Originally Posted by dfkimbro
It’s hard for me to recommend an HTPC anymore unless you are going to use it for MADVR.
Have you considered a box running Android TV OS like the Nvidia Shield?
It’s a bit pricey if it isn’t on sale, but you can find them for $150 US or less when there’s a sale. I “think” Kodi on the Shield would handle the DVD menus and ISOs, but someone else will need to confirm that. There are some other Android TV boxes that are less expensive.
MADVR?? I know what a DVR is, but not what a MADVR...
I'm looking for a HTPC, in a cable box size/form. Where it'll stream video files from a NAS (reg DVD copies, Blu-Ray copies, and possibly 4K in the future). Have a DVD/Blu-Ray (or 4K) drive in it where it'll play DVD's locally like a DVD player (I have 1,500+ DVD's, so a page where it shows the DVD cover artwork, and has the ability to show the description is ideal). Basically combine everything into one box, so that under the wall mounted TV it would be just the HTPC and cable box.
Where I can watch TV from the cable, watch a movie stored on the NAS, watch a movie (or TV Show) from a disc locally if it's not stored on the NAS, use Netflix, YouTube (possibly), etc. I'd like not to spend hundreds on a OS (like Windows, etc.), so something like a free/cheap Linux distro or something of that nature. No need for a DVR as the provider I'm with has one for the whole house that can do 6 programs at a time. So something basic and low cost, but able to play the formats listed above.
I probably shouldn't have capitalized MadVR that way. In short, MadVR is video rendering software for HTPCs that provides the best possible rendering and upscaling for standard and high definition formats so you get the best possible 1080p or 4K image on your display. It's not a DVR. The first few threads on this forum usually contain one of more threads about MadVR. In my mind, MadVR is the only compelling reason to use an HTPC these days, and it requires at least a moderately powerful GPU.

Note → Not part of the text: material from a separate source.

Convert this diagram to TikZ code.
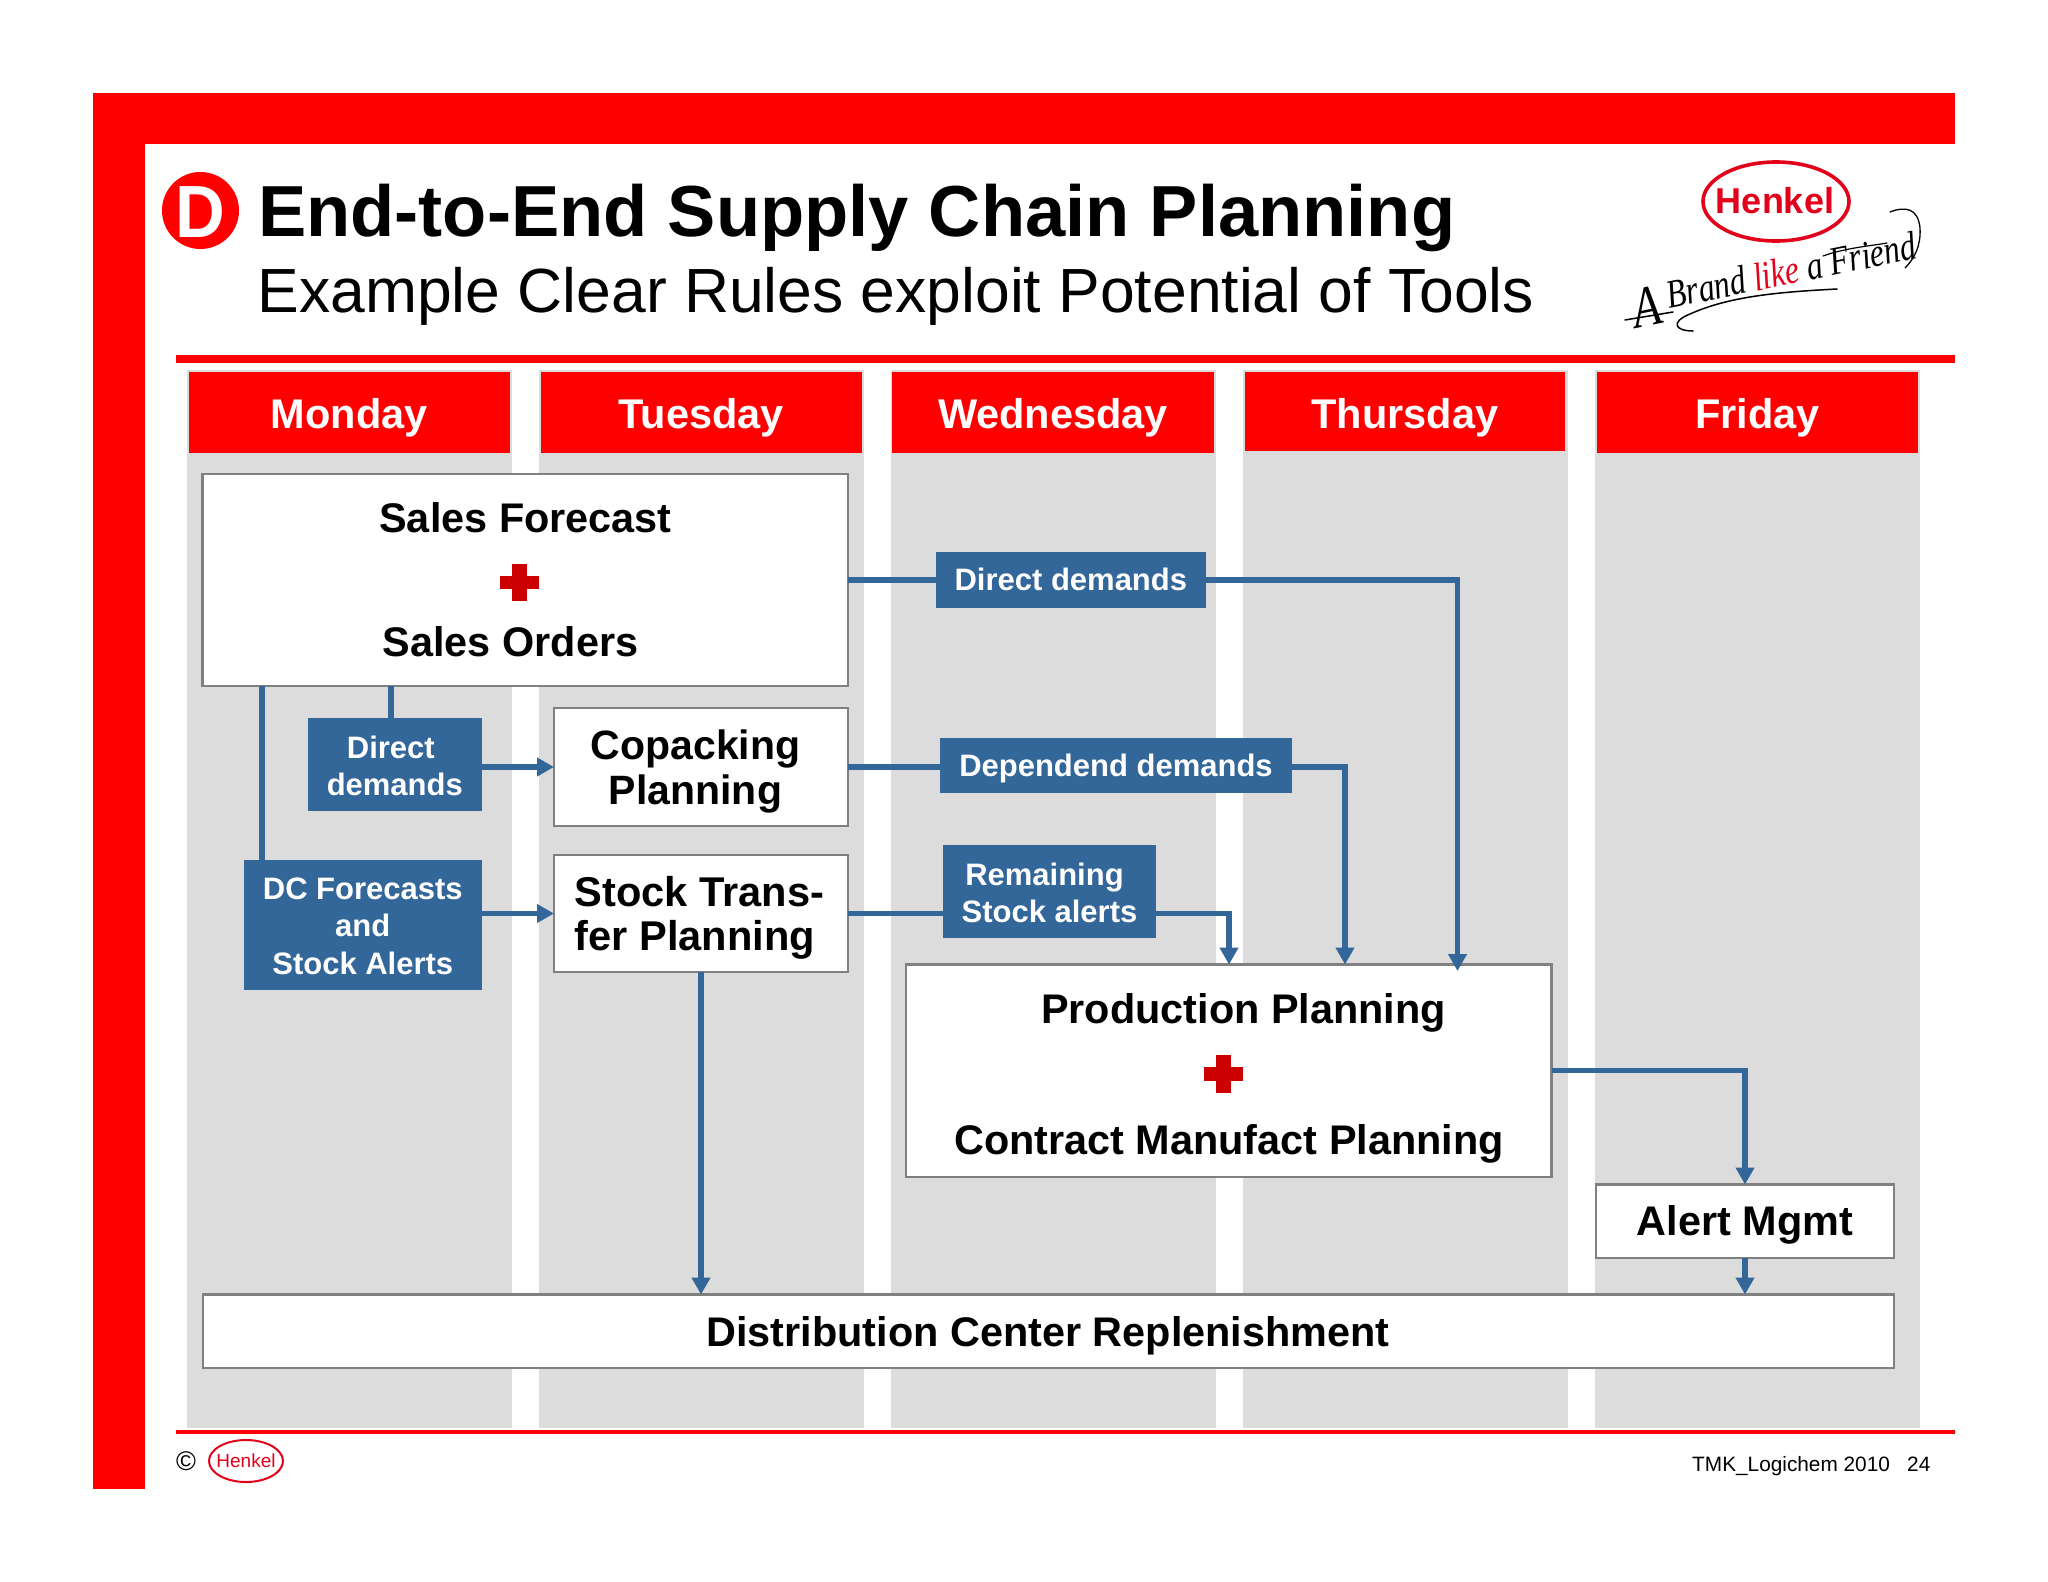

My point was that nothing you've listed, except using a DVD/Blu-ray drive for playing a movie from a disk, requires an HTPC, and is probably easier to do (and likely less expensive) using a streaming device (like a Shield TV or Apple TV or Firestick) and a standalone blu-ray player. Watching a blu-ray directly from the disk using an HTPC (and getting the disk menus) will require additional, potentially expensive software. Unless you're watching a lot of blu-rays, I think you're better off ripping them to a hard drive and streaming them, like you do your ripped DVDs, or just use a standalone blu-ray player.
Setting up and maintaining an HTPC can get to be a real pain and is not the same (mostly) smooth user experience as a consumer electronics device.
Most of the streaming devices (Shield, Apple TV, Amazon Firestick, etc.) will stream video files from a NAS just fine at a lower price and less hassle than an HTPC, and do a much better job with Netflix, Amazon Prime, Hulu, etc. Additionally, you can probably use a streaming cable replacement service like YouTube TV, DirectTV Now, Sling TV, Playstation Vue, or Hulu to get rid of the cable TV box/DVR.
Just my 2 cents as someone who has almost completely quit using my HTPC after 6 years of it being my family's primary way to watch cable TV using WMC with HDHomerun Primes and cablecards, ripped movies, and DVD disks (no blu-ray disks because of the issues I mentioned above). I too had a vision of an HTPC being the one device to rule them all, but I found that i spent all my time tinkering and maintaining the thing and fixing a problem every week or two when a family member just wanted to watch a sitcom. After we switched to a Shield TV for Netflix, Amazon Prime, HBO Now, and YouTube TV to replace Comcast, my family all admitted that they always thought the HTPC was too problemtic and hard to use and were enjoying watching things a lot more.
if you want a new time-consuming, attention-consuming hobby, then an HTPC can be fun to build, setup and tinker with. if you just want to watch your content, i think there are better ways to go that didn't exist a few years ago.